State how many lines hold the word "this", with no other words.

-------- Data entries

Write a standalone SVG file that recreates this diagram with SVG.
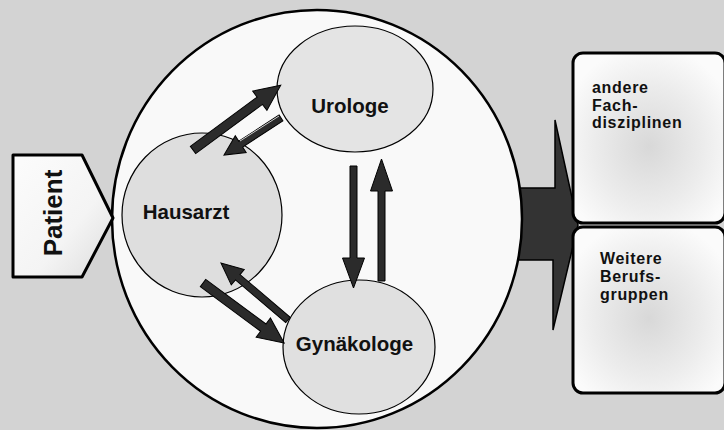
<svg xmlns="http://www.w3.org/2000/svg" width="724" height="430" viewBox="0 0 724 430">
<defs>
<radialGradient id="boxg" cx="0.5" cy="0.55" r="0.6">
<stop offset="0" stop-color="#d8d8d8"/>
<stop offset="0.6" stop-color="#ececec"/>
<stop offset="1" stop-color="#fbfbfb"/>
</radialGradient>
<linearGradient id="patg" x1="0" y1="0" x2="1" y2="1">
<stop offset="0" stop-color="#fcfcfc"/>
<stop offset="0.6" stop-color="#f4f4f4"/>
<stop offset="1" stop-color="#dcdcdc"/>
</linearGradient>
<style>
.node{stroke:#000;stroke-width:1.2}
.lbl{font-family:"Liberation Sans",Arial,sans-serif;font-weight:bold;fill:#111}
.big{font-size:20.5px;text-anchor:middle}
.box{fill:url(#boxg);stroke:#000;stroke-width:3}
.side{font-size:16px;letter-spacing:0.7px}
.arr{fill:#2b2b2b;stroke:#000;stroke-width:1}
</style>
</defs>
<rect x="0" y="0" width="724" height="430" fill="#d3d3d3"/>

<g id="bigarrow">
<path d="M505,188 L555,188 L555,120 L578,225 L553,330 L553,260 L505,260 Z" fill="#333" stroke="#000" stroke-width="1.5"/>
</g>

<g id="boundary">
<ellipse cx="317" cy="219" rx="205" ry="209" fill="#f9f9f9" stroke="#000" stroke-width="2.5"/>
</g>

<g id="patient">
<path d="M13,155 L82,155 L113,218 L82,277 L13,277 Z" fill="url(#patg)" stroke="#000" stroke-width="3" stroke-linejoin="round"/>
<text class="lbl" x="0" y="0" font-size="26" text-anchor="middle" transform="translate(62,213) rotate(-90)">Patient</text>
</g>

<g id="urologe">
<ellipse class="node" cx="355" cy="89" rx="78" ry="63" fill="#e4e4e4"/>
<text class="lbl big" x="350" y="113">Urologe</text>
</g>

<g id="hausarzt">
<ellipse class="node" cx="202" cy="215" rx="80" ry="82" fill="#dedede"/>
<text class="lbl big" x="186" y="219">Hausarzt</text>
</g>

<g id="gynaekologe">
<ellipse class="node" cx="359" cy="347" rx="76" ry="67" fill="#e0e0e0"/>
<text class="lbl big" x="354.5" y="351">Gynäkologe</text>
</g>

<g id="fachdisziplinen">
<rect class="box" x="573" y="53" width="152" height="170" rx="10"/>
<text class="lbl side" x="592" y="93">andere</text>
<text class="lbl side" x="592" y="110.5">Fach-</text>
<text class="lbl side" x="592" y="128">disziplinen</text>
</g>

<g id="berufsgruppen">
<rect class="box" x="573" y="227" width="152" height="166" rx="10"/>
<text class="lbl side" x="600" y="264">Weitere</text>
<text class="lbl side" x="600" y="282">Berufs-</text>
<text class="lbl side" x="600" y="299.5">gruppen</text>
</g>

<g id="connectors">
<path class="arr" transform="translate(193,150) rotate(-36.4)" d="M0,-4.5 L83,-4.5 L83,-12 L109,0 L83,12 L83,4.5 L0,4.5 Z"/>
<path class="arr" transform="translate(281,118) rotate(147)" d="M0,-3.5 L48,-3.5 L48,-10 L68,0 L48,10 L48,3.5 L0,3.5 Z"/>
<line x1="279" y1="116" x2="240" y2="141" stroke="#fff" stroke-width="0.8"/>
<path class="arr" transform="translate(353.5,166) rotate(90)" d="M0,-3.5 L92,-3.5 L92,-11 L122,0 L92,11 L92,3.5 L0,3.5 Z"/>
<path class="arr" transform="translate(381.5,281) rotate(-90)" d="M0,-3.5 L90,-3.5 L90,-11 L122,0 L90,11 L90,3.5 L0,3.5 Z"/>
<path class="arr" transform="translate(288,320) rotate(-139.6)" d="M0,-3.5 L66,-3.5 L66,-10 L88,0 L66,10 L66,3.5 L0,3.5 Z"/>
<path class="arr" transform="translate(203,283) rotate(36.5)" d="M0,-4.5 L75,-4.5 L75,-12 L101,0 L75,12 L75,4.5 L0,4.5 Z"/>
</g>
</svg>
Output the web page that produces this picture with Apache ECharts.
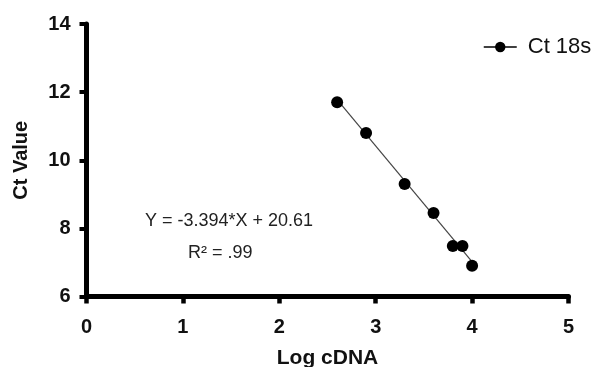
<!DOCTYPE html>
<html>
<head>
<meta charset="utf-8">
<script src="https://cdn.jsdelivr.net/npm/echarts@6/dist/echarts.min.js"></script>
<style>html,body{margin:0;padding:0;background:#fff}#c{width:600px;height:367px}</style>
</head>
<body>
<div id="c"></div>
<script>
// Data
const logCDNA = [2.6, 2.9, 3.3, 3.6, 3.8, 3.9, 4.0];
const ctValues = [11.7, 10.8, 9.3, 8.45, 7.48, 7.48, 6.9];
const fitLineX = [2.6, 4.02];
const fitLineY = [11.78, 6.95];
const xTicks = [0, 1, 2, 3, 4, 5];
const yTicks = [6, 8, 10, 12, 14];
const seriesName = 'Ct 18s';
const equationText = 'Y = -3.394*X + 20.61';
const r2Text = 'R² = .99';

const chart = echarts.init(document.getElementById('c'), null, {renderer: 'canvas'});
const axisFont = {fontFamily: 'Liberation Sans, Arial', fontWeight: 'bold', color: '#111'};
chart.setOption({
  animation: false,
  grid: {left: 86.5, right: 31.5, top: 24, bottom: 70.5, containLabel: false, outerBoundsMode: 'none'},
  legend: {
    data: [{name: seriesName, lineStyle: {width: 1.5, color: '#000', opacity: 1}}],
    left: 478, top: 31,
    itemWidth: 33, itemHeight: 13,
    textStyle: {fontFamily: 'Liberation Sans, Arial', fontSize: 22, color: '#111', padding: [0, 0, 0, 6]}
  },
  xAxis: {
    type: 'value', min: xTicks[0], max: xTicks[xTicks.length - 1], interval: 1,
    name: 'Log cDNA', nameLocation: 'middle', nameGap: 51,
    nameTextStyle: Object.assign({fontSize: 21}, axisFont),
    axisLine: {show: true, lineStyle: {color: '#000', width: 5}},
    axisTick: {show: true, length: 7, lineStyle: {color: '#000', width: 4.5}},
    axisLabel: Object.assign({fontSize: 20, margin: 21}, axisFont),
    splitLine: {show: false}
  },
  yAxis: {
    type: 'value', min: yTicks[0], max: yTicks[yTicks.length - 1], interval: 2,
    name: 'Ct Value', nameLocation: 'middle', nameGap: 55,
    nameTextStyle: Object.assign({fontSize: 20}, axisFont),
    axisLine: {show: true, lineStyle: {color: '#000', width: 5}},
    axisTick: {show: true, length: 7, lineStyle: {color: '#000', width: 4}},
    axisLabel: Object.assign({fontSize: 20, margin: 16}, axisFont),
    splitLine: {show: false}
  },
  series: [
    {
      name: 'fit', type: 'line',
      data: fitLineX.map((x, i) => [x, fitLineY[i]]),
      showSymbol: false, silent: true,
      lineStyle: {color: '#444', width: 1.2}, z: 1
    },
    {
      name: seriesName, type: 'line',
      data: logCDNA.map((x, i) => [x, ctValues[i]]),
      symbol: 'circle', symbolSize: 12,
      itemStyle: {color: '#000'},
      lineStyle: {width: 0, opacity: 0}, z: 2
    }
  ],
  graphic: [
    {type: 'text', left: 145, top: 212, style: {text: equationText, font: '18px "Liberation Sans", Arial', fill: '#222'}},
    {type: 'text', left: 188, top: 244, style: {text: r2Text, font: '18px "Liberation Sans", Arial', fill: '#222'}}
  ]
});
</script>
</body>
</html>
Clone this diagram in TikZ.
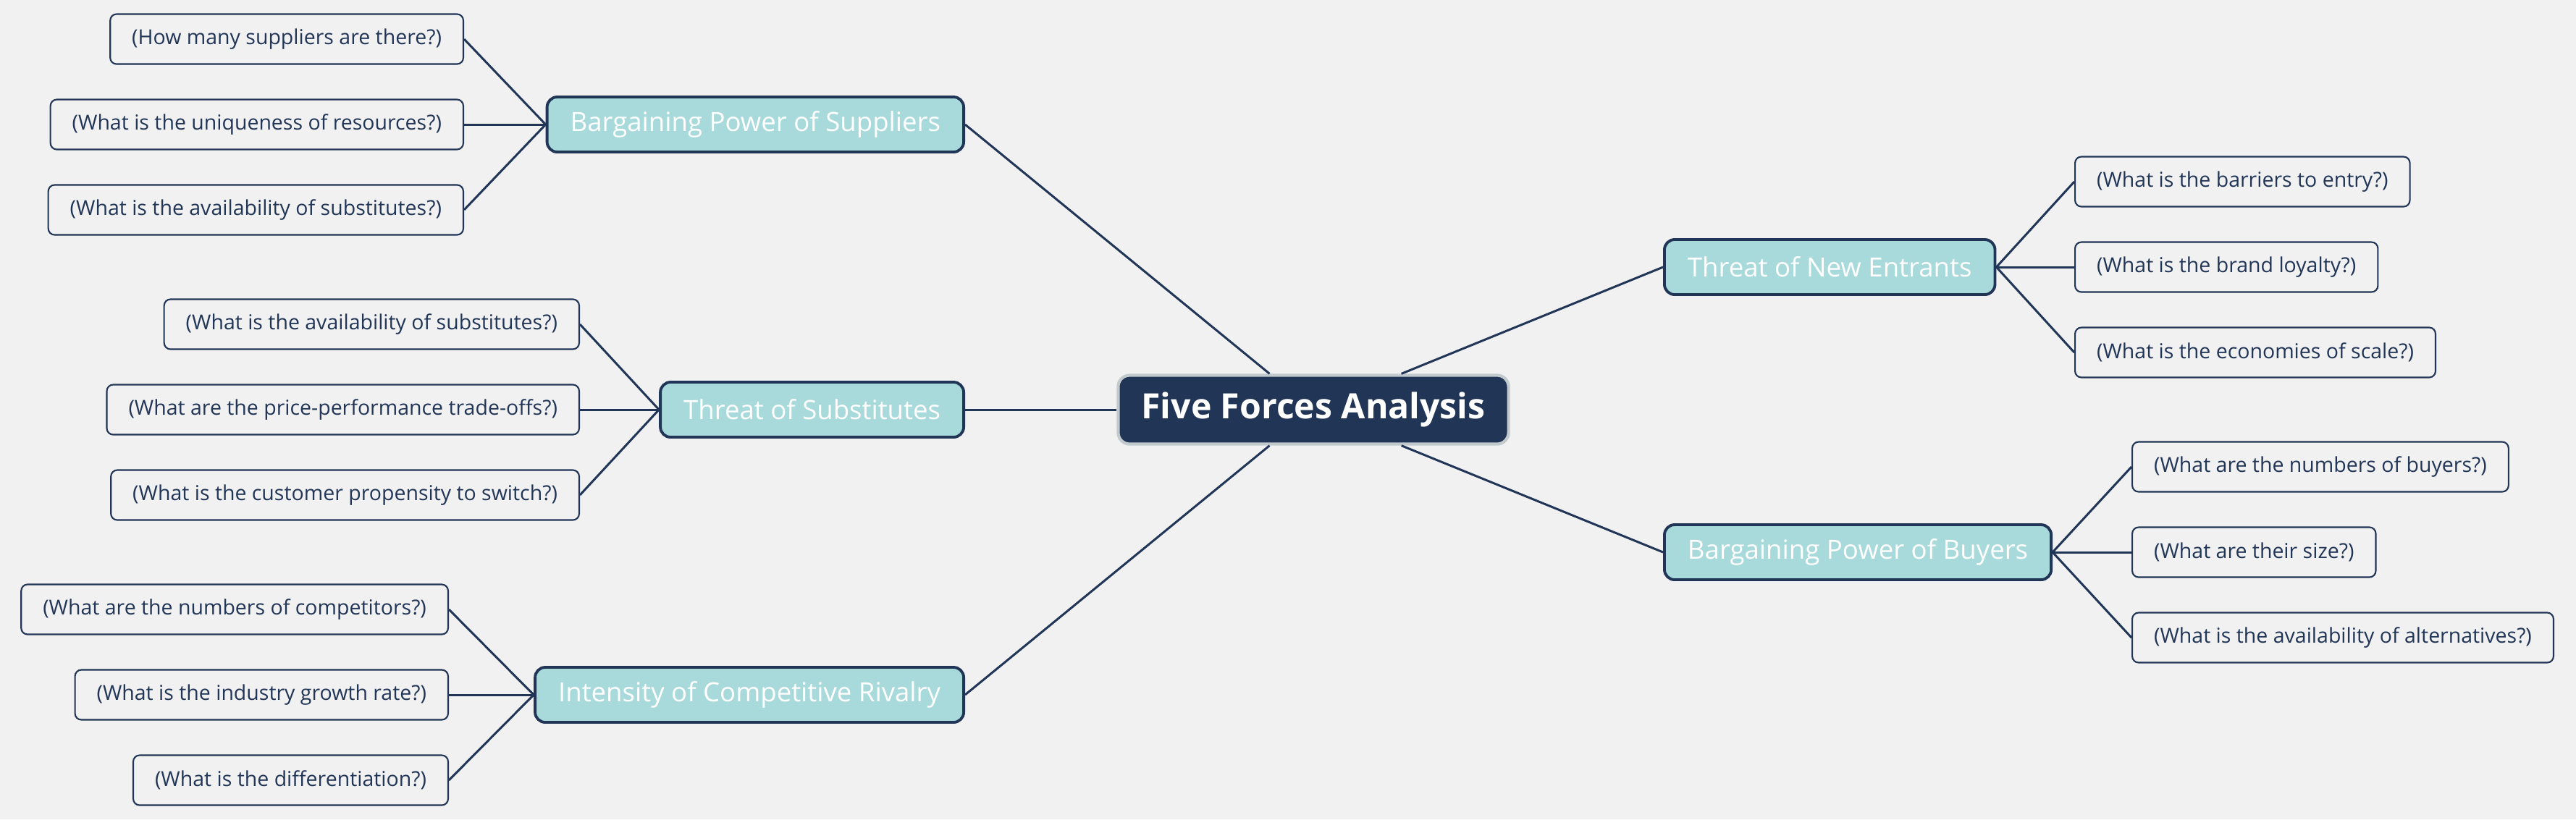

----------------

Solved problem: 3